• **Exercise requirements**
Extract the lines up to and including the one that contains "const R = 221;", starting with the first line of the entries below, and omit the pictures.

• **Dataset records**
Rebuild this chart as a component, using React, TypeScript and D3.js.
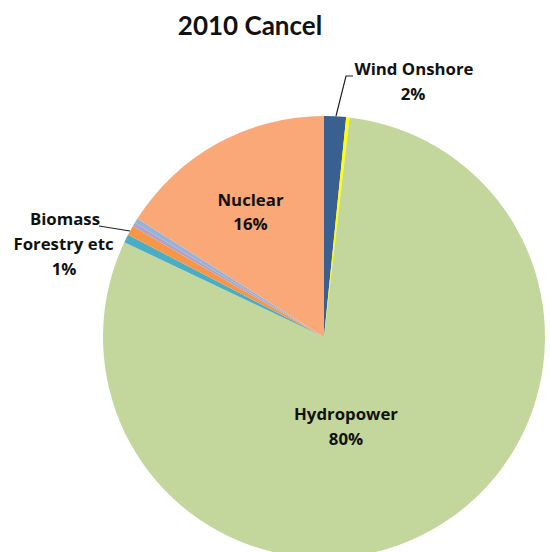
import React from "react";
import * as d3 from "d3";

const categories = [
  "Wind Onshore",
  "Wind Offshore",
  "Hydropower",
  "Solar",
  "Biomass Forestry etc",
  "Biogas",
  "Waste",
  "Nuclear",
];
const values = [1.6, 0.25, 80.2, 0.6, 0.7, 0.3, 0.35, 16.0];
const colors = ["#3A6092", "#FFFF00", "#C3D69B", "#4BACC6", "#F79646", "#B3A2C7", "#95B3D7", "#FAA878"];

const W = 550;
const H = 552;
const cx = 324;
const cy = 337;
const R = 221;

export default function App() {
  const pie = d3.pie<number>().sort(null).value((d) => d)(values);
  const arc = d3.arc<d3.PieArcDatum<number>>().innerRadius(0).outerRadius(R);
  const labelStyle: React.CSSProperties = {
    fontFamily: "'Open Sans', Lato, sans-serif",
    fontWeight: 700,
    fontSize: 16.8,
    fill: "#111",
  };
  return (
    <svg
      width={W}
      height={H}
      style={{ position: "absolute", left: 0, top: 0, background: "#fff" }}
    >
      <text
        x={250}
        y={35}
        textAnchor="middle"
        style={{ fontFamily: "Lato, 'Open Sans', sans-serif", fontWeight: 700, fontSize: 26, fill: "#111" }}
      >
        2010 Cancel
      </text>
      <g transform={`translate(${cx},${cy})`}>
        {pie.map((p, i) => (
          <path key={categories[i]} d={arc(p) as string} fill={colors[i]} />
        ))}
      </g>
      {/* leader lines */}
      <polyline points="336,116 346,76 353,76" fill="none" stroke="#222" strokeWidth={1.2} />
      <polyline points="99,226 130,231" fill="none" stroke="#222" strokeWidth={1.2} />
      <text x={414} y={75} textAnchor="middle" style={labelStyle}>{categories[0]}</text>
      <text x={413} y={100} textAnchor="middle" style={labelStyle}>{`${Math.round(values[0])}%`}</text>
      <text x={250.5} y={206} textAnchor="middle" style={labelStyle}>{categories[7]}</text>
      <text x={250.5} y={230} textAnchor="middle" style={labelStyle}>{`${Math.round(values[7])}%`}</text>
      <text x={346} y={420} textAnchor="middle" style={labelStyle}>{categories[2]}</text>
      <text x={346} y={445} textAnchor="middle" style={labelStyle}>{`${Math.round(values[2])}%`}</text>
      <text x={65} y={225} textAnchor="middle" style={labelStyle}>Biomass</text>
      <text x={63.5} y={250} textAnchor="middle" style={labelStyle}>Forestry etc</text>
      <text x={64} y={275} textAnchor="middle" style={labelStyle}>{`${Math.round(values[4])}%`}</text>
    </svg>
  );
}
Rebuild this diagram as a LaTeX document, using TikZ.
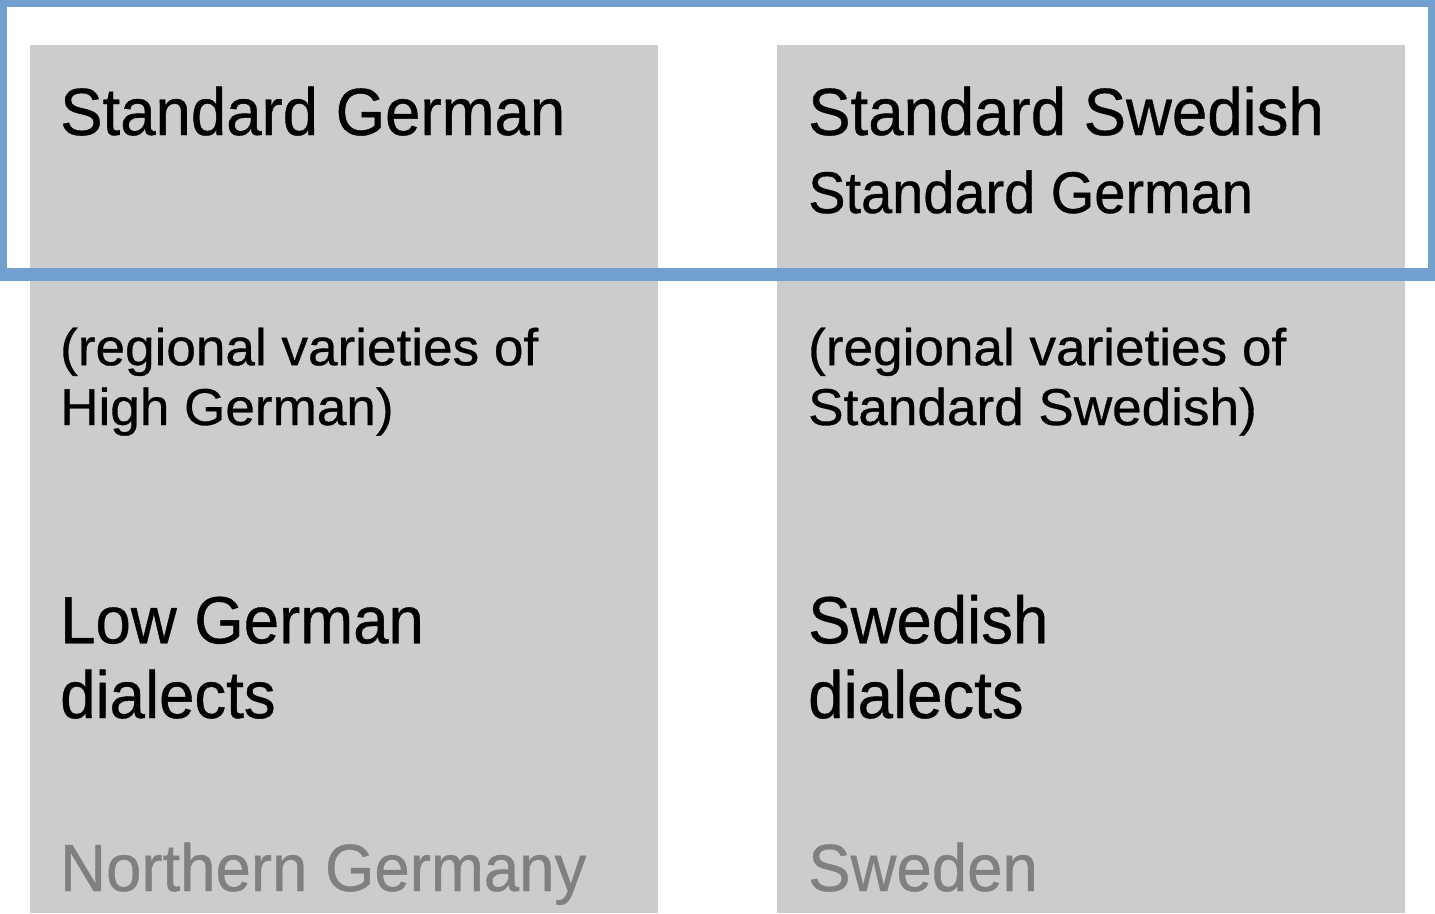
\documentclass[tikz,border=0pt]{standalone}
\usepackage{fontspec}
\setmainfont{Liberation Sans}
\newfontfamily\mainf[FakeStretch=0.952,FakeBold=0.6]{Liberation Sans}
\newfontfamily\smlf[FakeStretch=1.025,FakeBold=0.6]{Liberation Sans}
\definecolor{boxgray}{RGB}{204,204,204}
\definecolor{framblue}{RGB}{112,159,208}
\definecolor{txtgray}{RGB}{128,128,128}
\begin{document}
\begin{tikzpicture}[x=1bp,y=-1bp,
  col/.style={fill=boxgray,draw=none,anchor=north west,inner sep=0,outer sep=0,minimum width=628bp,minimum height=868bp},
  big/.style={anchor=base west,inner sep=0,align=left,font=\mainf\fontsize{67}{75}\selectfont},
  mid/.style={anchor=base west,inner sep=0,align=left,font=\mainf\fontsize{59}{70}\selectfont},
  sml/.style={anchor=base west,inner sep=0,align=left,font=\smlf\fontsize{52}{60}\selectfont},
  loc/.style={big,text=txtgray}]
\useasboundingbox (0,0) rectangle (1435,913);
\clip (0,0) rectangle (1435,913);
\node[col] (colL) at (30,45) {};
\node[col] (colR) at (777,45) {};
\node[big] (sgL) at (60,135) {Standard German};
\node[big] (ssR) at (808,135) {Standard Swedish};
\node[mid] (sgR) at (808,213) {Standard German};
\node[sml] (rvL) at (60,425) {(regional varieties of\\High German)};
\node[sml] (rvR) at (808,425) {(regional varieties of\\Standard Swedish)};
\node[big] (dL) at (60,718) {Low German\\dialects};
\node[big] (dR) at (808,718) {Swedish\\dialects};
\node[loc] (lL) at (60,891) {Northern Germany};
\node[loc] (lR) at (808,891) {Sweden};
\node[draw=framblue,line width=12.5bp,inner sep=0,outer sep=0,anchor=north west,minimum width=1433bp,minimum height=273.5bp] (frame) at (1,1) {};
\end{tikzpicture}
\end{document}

• **The reply**
Rebuild this chart as a component, using React, TypeScript and D3.js.
import React from "react";
import * as d3 from "d3";

const categories = [
  "Wind Onshore",
  "Wind Offshore",
  "Hydropower",
  "Solar",
  "Biomass Forestry etc",
  "Biogas",
  "Waste",
  "Nuclear",
];
const values = [1.6, 0.25, 80.2, 0.6, 0.7, 0.3, 0.35, 16.0];
const colors = ["#3A6092", "#FFFF00", "#C3D69B", "#4BACC6", "#F79646", "#B3A2C7", "#95B3D7", "#FAA878"];

const W = 550;
const H = 552;
const cx = 324;
const cy = 337;
const R = 221;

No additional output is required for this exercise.